PROBLEM STATEMENT: Copy out the material below in full, but not its images.

DATA SEGMENT:
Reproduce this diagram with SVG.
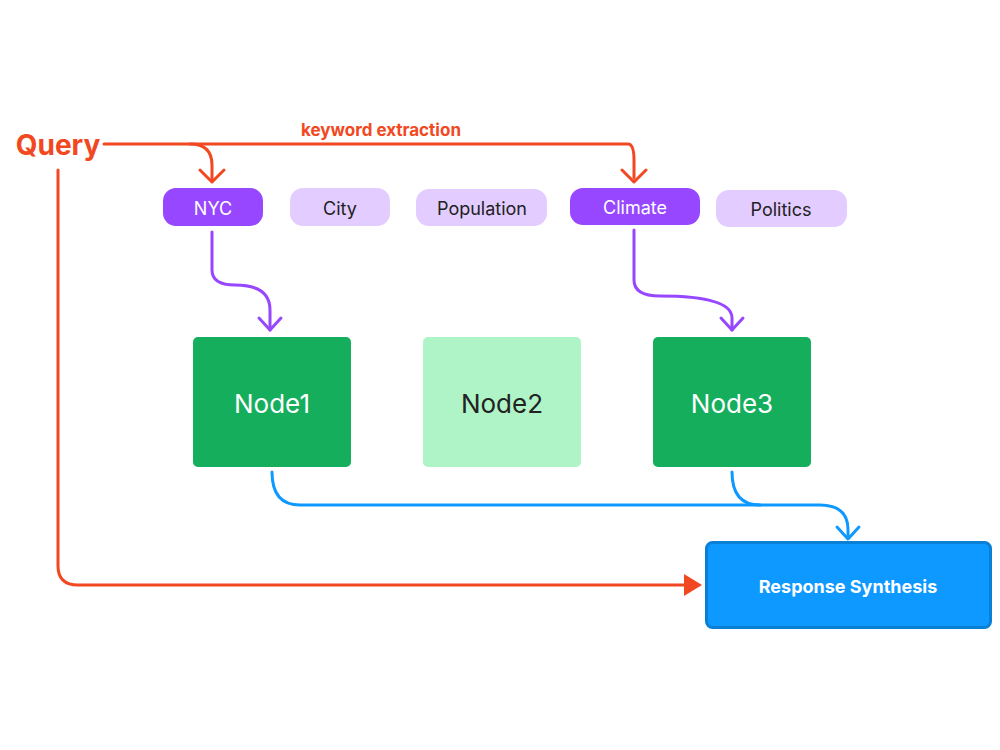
<svg xmlns="http://www.w3.org/2000/svg" width="1000" height="750" viewBox="0 0 1000 750">
<style>
text{font-family:Inter,"Liberation Sans",sans-serif;text-anchor:middle;dominant-baseline:central}
.kw{font-size:18px}
.kwon{fill:#9747ff}.kwoff{fill:#e3ccff}
.node{font-size:26px}
.c{fill:none;stroke-width:3;stroke-linecap:round;stroke-linejoin:round}
.or{stroke:#f24822}.pu{stroke:#9747ff}.bl{stroke:#0d99ff}
</style>
<defs>
<marker id="chevO" viewBox="0 0 20 14" refX="10" refY="12" markerWidth="20" markerHeight="14" markerUnits="userSpaceOnUse" orient="auto-start-reverse"><path d="M1 1 L10 12 L19 1" fill="none" stroke="#f24822" stroke-width="3" stroke-linecap="round" stroke-linejoin="round"/></marker>
</defs>
<rect width="1000" height="750" fill="#fff"/>
<g id="connectors">
<path class="c or" d="M104 144 H628 Q634 144 634 160 V178"/>
<path class="c or" d="M190 144 Q212 144 212 165 V180"/>
<path class="c or" d="M200 170 L212 182 L224 170 M622 170 L634 182 L646 170"/>
<path class="c pu" d="M212 232 V270 Q212 285 235 285 Q270 285 270 310 V330"/>
<path class="c pu" d="M259 318 L270 330 L281 318"/>
<path class="c pu" d="M634 230 V280 Q634 296 660 296 Q732 296 732 318 V330"/>
<path class="c pu" d="M721 318 L732 330 L743 318"/>
<path class="c bl" d="M272 472 Q272 505 300 505 H820 Q848 505 848 530 V538"/>
<path class="c bl" d="M732 472 Q732 505 760 505"/>
<path class="c bl" d="M837 527 L848 539 L859 527"/>
<path class="c or" d="M58 170 V566 Q58 585 78 585 H688"/>
<path d="M684 574 L702 585 L684 596 Z" fill="#f24822"/>
</g>
<g id="query"><text x="58" y="145" font-size="28" font-weight="bold" fill="#f24822">Query</text></g>
<g id="label"><text x="381" y="130" font-size="17" font-weight="bold" fill="#f24822">keyword extraction</text></g>
<g id="kw-nyc"><rect class="kwon" x="163" y="188" width="100" height="38" rx="13"/><text class="kw" x="213" y="208" fill="#fff">NYC</text></g>
<g id="kw-city"><rect class="kwoff" x="290" y="188" width="100" height="38" rx="13"/><text class="kw" x="340" y="208" fill="#222">City</text></g>
<g id="kw-pop"><rect class="kwoff" x="416" y="189" width="131" height="37" rx="13"/><text class="kw" x="482" y="208" fill="#222">Population</text></g>
<g id="kw-climate"><rect class="kwon" x="570" y="188" width="130" height="37" rx="13"/><text class="kw" x="635" y="207" fill="#fff">Climate</text></g>
<g id="kw-politics"><rect class="kwoff" x="716" y="190" width="131" height="37" rx="13"/><text class="kw" x="781" y="209" fill="#222">Politics</text></g>
<g id="node1"><rect x="193" y="337" width="158" height="130" rx="5" fill="#14ae5c"/><text class="node" x="272" y="403" fill="#fff">Node1</text></g>
<g id="node2"><rect x="423" y="337" width="158" height="130" rx="5" fill="#aff4c6"/><text class="node" x="502" y="403" fill="#222">Node2</text></g>
<g id="node3"><rect x="653" y="337" width="158" height="130" rx="5" fill="#14ae5c"/><text class="node" x="732" y="403" fill="#fff">Node3</text></g>
<g id="synth"><rect x="706.500" y="542.500" width="284" height="85" rx="6" fill="#0d99ff" stroke="#0a7fd6" stroke-width="3"/><text x="848" y="586" font-size="18" font-weight="bold" fill="#fff">Response Synthesis</text></g>
</svg>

IN RESPONSE:
Reproduce this diagram with SVG.
<svg xmlns="http://www.w3.org/2000/svg" width="1000" height="750" viewBox="0 0 1000 750">
<style>
text{font-family:Inter,"Liberation Sans",sans-serif;text-anchor:middle;dominant-baseline:central}
.kw{font-size:18px}
.kwon{fill:#9747ff}.kwoff{fill:#e3ccff}
.node{font-size:26px}
.c{fill:none;stroke-width:3;stroke-linecap:round;stroke-linejoin:round}
.or{stroke:#f24822}.pu{stroke:#9747ff}.bl{stroke:#0d99ff}
</style>
<defs>
<marker id="chevO" viewBox="0 0 20 14" refX="10" refY="12" markerWidth="20" markerHeight="14" markerUnits="userSpaceOnUse" orient="auto-start-reverse"><path d="M1 1 L10 12 L19 1" fill="none" stroke="#f24822" stroke-width="3" stroke-linecap="round" stroke-linejoin="round"/></marker>
</defs>
<rect width="1000" height="750" fill="#fff"/>
<g id="connectors">
<path class="c or" d="M104 144 H628 Q634 144 634 160 V178"/>
<path class="c or" d="M190 144 Q212 144 212 165 V180"/>
<path class="c or" d="M200 170 L212 182 L224 170 M622 170 L634 182 L646 170"/>
<path class="c pu" d="M212 232 V270 Q212 285 235 285 Q270 285 270 310 V330"/>
<path class="c pu" d="M259 318 L270 330 L281 318"/>
<path class="c pu" d="M634 230 V280 Q634 296 660 296 Q732 296 732 318 V330"/>
<path class="c pu" d="M721 318 L732 330 L743 318"/>
<path class="c bl" d="M272 472 Q272 505 300 505 H820 Q848 505 848 530 V538"/>
<path class="c bl" d="M732 472 Q732 505 760 505"/>
<path class="c bl" d="M837 527 L848 539 L859 527"/>
<path class="c or" d="M58 170 V566 Q58 585 78 585 H688"/>
<path d="M684 574 L702 585 L684 596 Z" fill="#f24822"/>
</g>
<g id="query"><text x="58" y="145" font-size="28" font-weight="bold" fill="#f24822">Query</text></g>
<g id="label"><text x="381" y="130" font-size="17" font-weight="bold" fill="#f24822">keyword extraction</text></g>
<g id="kw-nyc"><rect class="kwon" x="163" y="188" width="100" height="38" rx="13"/><text class="kw" x="213" y="208" fill="#fff">NYC</text></g>
<g id="kw-city"><rect class="kwoff" x="290" y="188" width="100" height="38" rx="13"/><text class="kw" x="340" y="208" fill="#222">City</text></g>
<g id="kw-pop"><rect class="kwoff" x="416" y="189" width="131" height="37" rx="13"/><text class="kw" x="482" y="208" fill="#222">Population</text></g>
<g id="kw-climate"><rect class="kwon" x="570" y="188" width="130" height="37" rx="13"/><text class="kw" x="635" y="207" fill="#fff">Climate</text></g>
<g id="kw-politics"><rect class="kwoff" x="716" y="190" width="131" height="37" rx="13"/><text class="kw" x="781" y="209" fill="#222">Politics</text></g>
<g id="node1"><rect x="193" y="337" width="158" height="130" rx="5" fill="#14ae5c"/><text class="node" x="272" y="403" fill="#fff">Node1</text></g>
<g id="node2"><rect x="423" y="337" width="158" height="130" rx="5" fill="#aff4c6"/><text class="node" x="502" y="403" fill="#222">Node2</text></g>
<g id="node3"><rect x="653" y="337" width="158" height="130" rx="5" fill="#14ae5c"/><text class="node" x="732" y="403" fill="#fff">Node3</text></g>
<g id="synth"><rect x="706.500" y="542.500" width="284" height="85" rx="6" fill="#0d99ff" stroke="#0a7fd6" stroke-width="3"/><text x="848" y="586" font-size="18" font-weight="bold" fill="#fff">Response Synthesis</text></g>
</svg>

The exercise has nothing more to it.